Not only is white transforming the outdoor landscape in many parts of the country at this time of year, but it can also become a wonderfully flexible color for breathing new life into your indoor design. Now is the perfect time to take a second look at the simplistic beauty of white.
Decorating colors are as changeable as the season or the current fashion fad. In recent years, the popularity of the "green" movement translated into numerous earthy decorating schemes. Retro color palettes also found their way into many homes. Other designers have played with chocolate-pink or black-gray color combinations. However, if you look closely, you'll see that white has never totally vanished from the scene, and now, it appears to be regaining some of its status both as a powerful neutral and as an exciting, energizing accent color.
Pantone may have just recently announced Emerald as its new color for 2013, but Benjamin Moore is offering more than 200 shades of white paint to suit every taste. Traditional best sellers such as Navajo White (PM-29), Linen White (PM-28), and Ivory White (925) are being joined by three new popular shades: Simply White (2143-70), Moonlight White (2143-60), and China White (PM-20). Why so many variations? Today's white paint colors can include a hint of green, pink, or blue undertones for the perfect match to the rest of your decorating scheme.
White walls take a step backwards to make small rooms seem lighter, larger and airier. When balanced with wicker and rich wood tones, the result is a Zen-like quality of peaceful tropical luxury. White is also the perfect choice for those who have filled their home with antiques and treasures from long ago. Heirlooms seem to take on more distinction when they are contrasted with pristine white walls. Darryl Carter, author of "The New Traditional," suggests that "White makes old things seem more current."
For those who are afraid that too much white will cause a room to feel cold and sterile, adding pops of color and textured materials such as fluffy rugs and pillows will create that cozy, cottage feeling. A "countrified" alternative is to mix a softer white with neutral grays and browns. White kitchens sparkle with an atmosphere of clean, precise efficiency. When appliances, furniture and walls are monochromatic, adding a pop of a favorite color is an easy and inexpensive decorating trick. The same principle holds true for the living room, dining room, bathroom and bedroom. Small bursts of color scattered purposefully around the room can create a huge impact. Better yet, they can be switched out seasonally or as often as your mood changes, without breaking the bank.
White is particularly useful in older homes or apartments that have unusual architectural features. That old stove pipe or sealed door seems to disappear when it becomes part of an all-white landscape. Rooms are unified as similarly painted walls or floors carry guests from one space to the next. Furthermore, moving furniture from one room to another works easily when the background is a consistent white.

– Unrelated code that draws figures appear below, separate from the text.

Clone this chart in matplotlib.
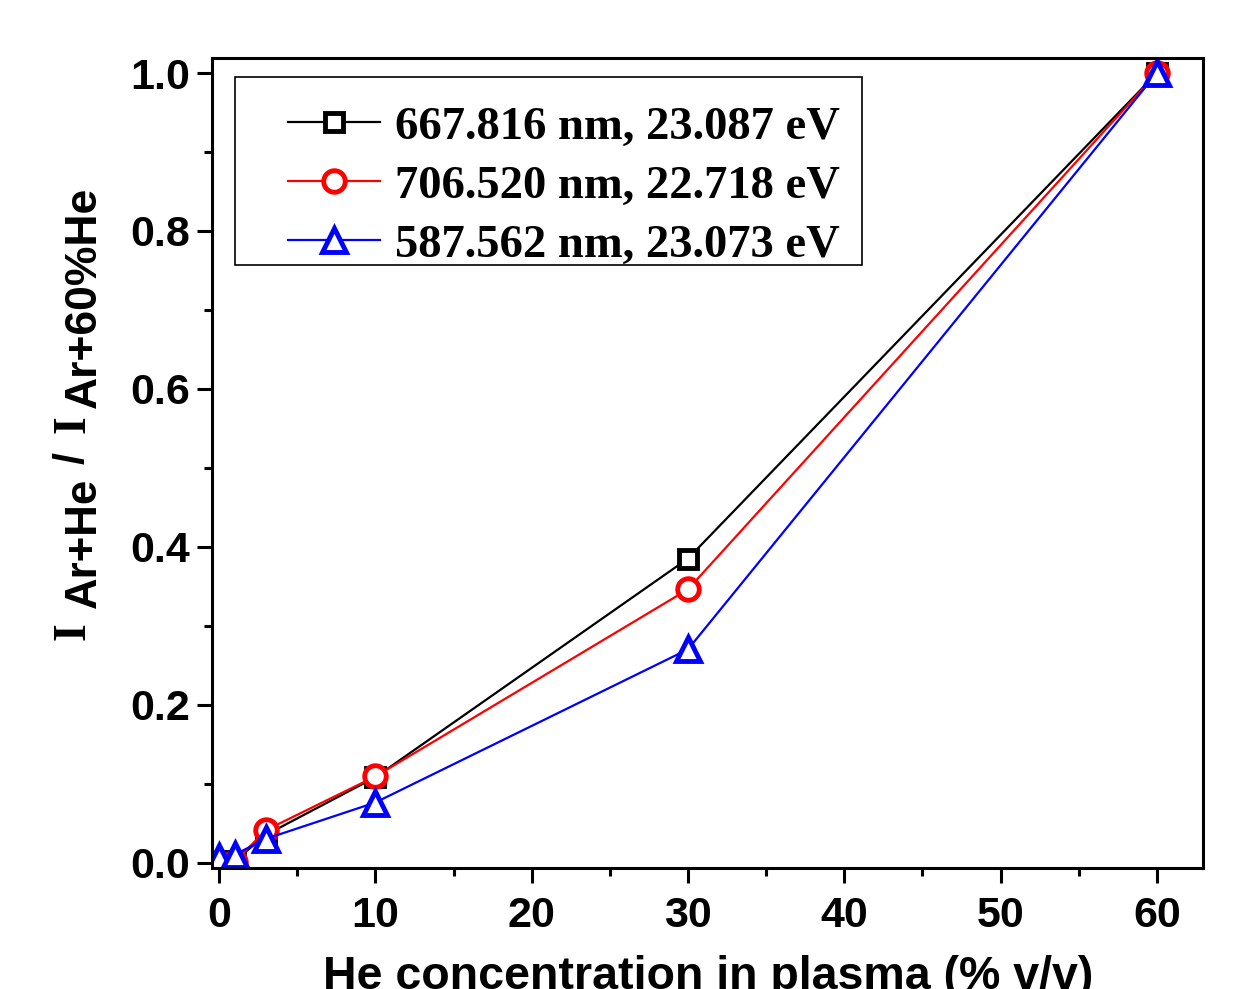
import matplotlib
matplotlib.use('Agg')
import matplotlib.pyplot as plt
from matplotlib.ticker import MultipleLocator, FormatStrFormatter
from matplotlib.patches import Rectangle
from matplotlib.transforms import IdentityTransform

# data
he_conc = [0, 1, 3, 10, 30, 60]
ratio_667 = [0.0, 0.002, 0.035, 0.108, 0.385, 1.0]
ratio_706 = [0.0, 0.001, 0.041, 0.109, 0.346, 1.0]
ratio_587 = [0.007, 0.010, 0.030, 0.076, 0.270, 1.0]
line_labels = ['667.816 nm, 23.087 eV', '706.520 nm, 22.718 eV', '587.562 nm, 23.073 eV']

plt.rcParams['font.family'] = 'Liberation Sans'
plt.rcParams['font.weight'] = 'bold'

fig = plt.figure(figsize=(12.53, 9.89), dpi=100)
ax = fig.add_axes([0.1692, 0.1223, 0.7909, 0.819])

ax.plot(he_conc, ratio_667, color='black', lw=1.6, marker='s', ms=13,
        mfc='white', mew=3.5, label=line_labels[0])
ax.plot(he_conc, ratio_706, color='red', lw=1.6, marker='o', ms=15.5,
        mfc='white', mew=3.5, label=line_labels[1])
ax.plot(he_conc, ratio_587, color='blue', lw=1.6, marker='^', ms=17,
        mfc='white', mew=3.5, label=line_labels[2])

ax.set_xlim(-0.45, 62.95)
ax.set_ylim(-0.007, 1.019)
ax.xaxis.set_major_locator(MultipleLocator(10))
ax.xaxis.set_minor_locator(MultipleLocator(5))
ax.yaxis.set_major_locator(MultipleLocator(0.2))
ax.yaxis.set_minor_locator(MultipleLocator(0.1))
ax.yaxis.set_major_formatter(FormatStrFormatter('%.1f'))
ax.tick_params(which='major', direction='out', length=11, width=2.2, labelsize=31)
ax.tick_params(which='minor', direction='out', length=6, width=2.2)
ax.tick_params(axis='x', which='major', pad=9)
ax.tick_params(axis='y', which='major', pad=5)
for s in ax.spines.values():
    s.set_linewidth(2.2)

ax.set_xlabel('He concentration in plasma (% v/v)', fontsize=33.5, fontweight='bold')
ax.xaxis.set_label_coords(0.5005, -0.107)

# legend without frame, box drawn by hand
leg = ax.legend(loc='upper left', bbox_to_anchor=(0.0767, 0.941), frameon=False,
                borderpad=0, borderaxespad=0, handlelength=1.97, handletextpad=0.32,
                labelspacing=0.35, prop={'family': 'Liberation Serif', 'weight': 'bold', 'size': 33.6})
ax.add_patch(Rectangle((0.0232, 0.7444), 0.6328, 0.2321, transform=ax.transAxes,
                       fill=False, edgecolor='black', lw=1.2, zorder=5))

# y label: I with full-size raised subscripts, placed piece by piece (display px)
pieces = [('I', 'Liberation Serif', 33, 85, 349),
          ('Ar+He', 'Liberation Sans', 31.5, 96, 381),
          ('/', 'Liberation Sans', 31, 84, 525),
          ('I', 'Liberation Serif', 33, 85, 556),
          ('Ar+60%He', 'Liberation Sans', 32, 96, 581)]
for txt, fam, size, x, y in pieces:
    fig.text(x, y, txt, rotation=90, rotation_mode='anchor', ha='left',
             va='baseline', fontsize=size, family=fam, weight='bold',
             transform=IdentityTransform())

fig.savefig('out.png', dpi=100)
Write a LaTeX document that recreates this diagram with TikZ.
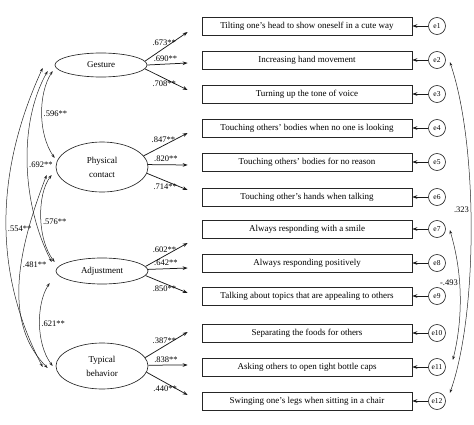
\documentclass[tikz,border=0pt]{standalone}
\usepackage{fontspec}
\setmainfont{Liberation Serif}
\usetikzlibrary{shapes.geometric,arrows.meta}

\begin{document}
\begin{tikzpicture}[x=1pt,y=1pt,
    item/.style={draw=black!85, line width=0.65pt, minimum width=210pt, minimum height=18pt,
      inner sep=0pt, font=\fontsize{9}{10}\selectfont},
    err/.style={draw=black!85, line width=0.65pt, circle, minimum size=17pt, inner sep=0pt,
      font=\fontsize{7.5}{8}\selectfont},
    factor/.style={draw=black!85, line width=0.65pt, ellipse, minimum width=92pt, inner sep=0pt,
      align=center, font=\fontsize{9}{14}\selectfont},
    load/.style={draw=black!90, line width=0.75pt, -{Stealth[length=5pt,width=3.6pt]}},
    cov/.style={draw=black!85, line width=0.5pt,
      {Stealth[length=4pt,width=2.8pt]}-{Stealth[length=4pt,width=2.8pt]}},
    coef/.style={font=\fontsize{8.5}{9}\selectfont, inner sep=1.5pt}]
  \useasboundingbox (0,0) rectangle (474,424);

  % items with their error terms
  \foreach \n/\y/\txt in {1/398/{Tilting one's head to show oneself in a cute way},
      2/364/{Increasing hand movement}, 3/330/{Turning up the tone of voice},
      4/296/{Touching others' bodies when no one is looking},
      5/262/{Touching others' bodies for no reason}, 6/227/{Touching other's hands when talking},
      7/195/{Always responding with a smile}, 8/161/{Always responding positively},
      9/128/{Talking about topics that are appealing to others},
      10/91/{Separating the foods for others}, 11/57/{Asking others to open tight bottle caps},
      12/23/{Swinging one's legs when sitting in a chair}} {
    \node[item] (b\n) at (307,\y) {\txt};
    \node[err] (e\n) at (437,\y) {e\n};
    \draw[load] (e\n) -- (b\n);
  }

  % latent factors
  \node[factor, minimum height=24pt] (ge) at (101,359) {Gesture};
  \node[factor, minimum height=50pt] (pc) at (102,257) {Physical\\contact};
  \node[factor, minimum height=26pt] (ad) at (102,153) {Adjustment};
  \node[factor, minimum height=46pt] (tb) at (102,58) {Typical\\behavior};

  % loadings
  \foreach \f/\ang/\n/\dy/\val/\p in {ge/5/1/-6/.673/above, ge/0/2/-3/.690/above, ge/-5/3/4/.708/below,
      pc/15/4/-5/.847/above, pc/3/5/-3/.820/above, pc/-8/6/7/.714/below,
      ad/6/7/-14/.602/above, ad/2/8/-5/.642/above, ad/-6/9/3/.850/below,
      tb/11/10/1/.387/above, tb/1/11/2/.838/above, tb/-8/12/6/.440/below}
    \draw[load] (\f.\ang) -- node[coef,pos=.45,\p=1pt] {\val**} ([shift={(-14,\dy)}]b\n.west);

  % factor covariances
  \draw[cov] ([shift={(-2,-6)}]ge.west) .. controls (38,330) and (38,290) .. ([shift={(-1,9)}]pc.west)
    node[coef,pos=.5,right] {.596**};
  \draw[cov] ([shift={(-7,-6)}]ge.west) .. controls (18,300) and (22,220) .. ([shift={(-4,9)}]ad.west)
    node[coef,pos=.5,right] {.692**};
  \draw[cov] ([shift={(-12,-3)}]ge.west) .. controls (-6,250) and (-6,150) .. ([shift={(-13,-1)}]tb.west)
    node[coef,pos=.52,right] {.554**};
  \draw[cov] ([shift={(-4,-8)}]pc.west) .. controls (37,230) and (37,185) .. ([shift={(-1,9)}]ad.west)
    node[coef,pos=.55,right] {.576**};
  \draw[cov] ([shift={(-9,-8)}]pc.west) .. controls (16,170) and (4,100) .. ([shift={(-8,-2)}]tb.west)
    node[coef,pos=.4,right] {.481**};
  \draw[cov] ([shift={(-6,-12)}]ad.west) .. controls (36,120) and (36,80) .. ([shift={(-3,0)}]tb.west)
    node[coef,pos=.5,right] {.621**};

  % error covariances
  \draw[cov] ([shift={(4,-2)}]e2.east) .. controls (478,280) and (478,110) .. ([shift={(4,8)}]e12.east)
    node[coef,pos=.45,left] {.323};
  \draw[cov] ([shift={(4,-1)}]e7.east) .. controls (463,150) and (463,105) .. ([shift={(7,7)}]e11.east)
    node[coef,pos=.4,left] {-.493};
\end{tikzpicture}
\end{document}
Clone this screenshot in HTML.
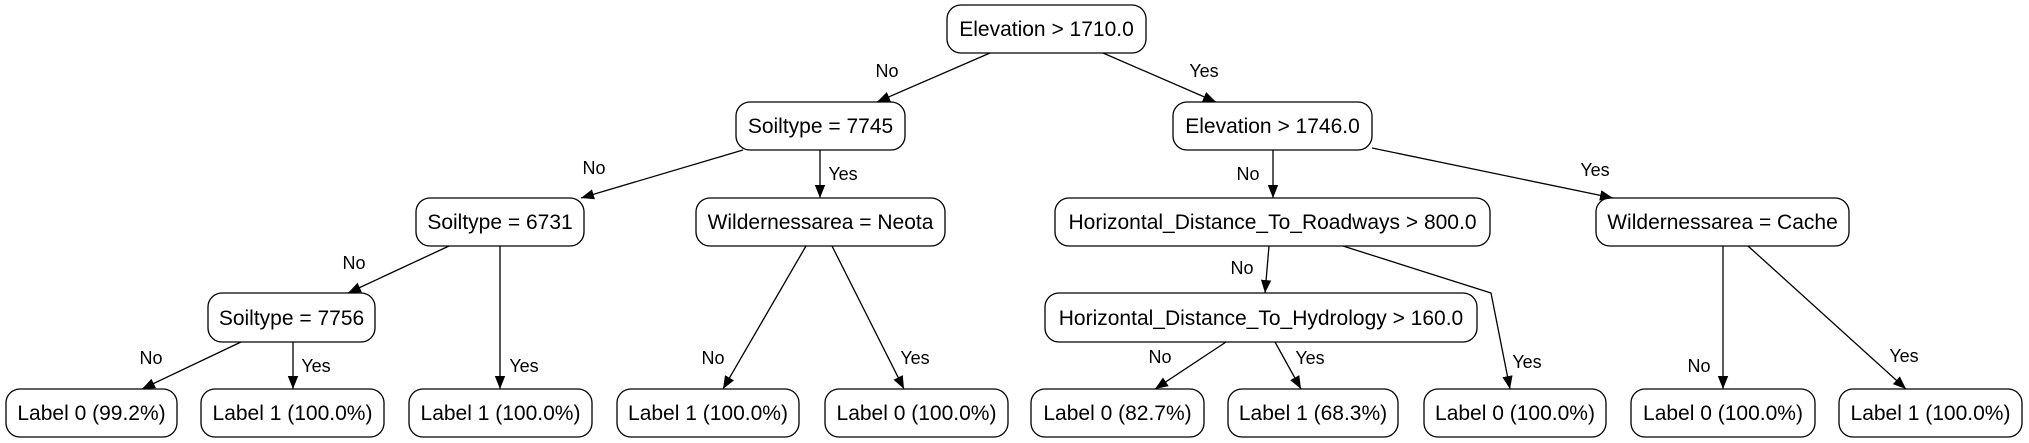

While white may be one of the most versatile of paint colors, take time to find exactly the right shade for your decorating projects. Consider using it to freshen unsightly furniture. If you have young children or pets, slip-cover your outdated sofa and chairs in easy-care, washable white fabrics. White is a practical, functional color with the potential to be a blank canvas for dramatic settings. Unlike Pantone's Emerald, which will be popular this year and gone the next, white will be around forever.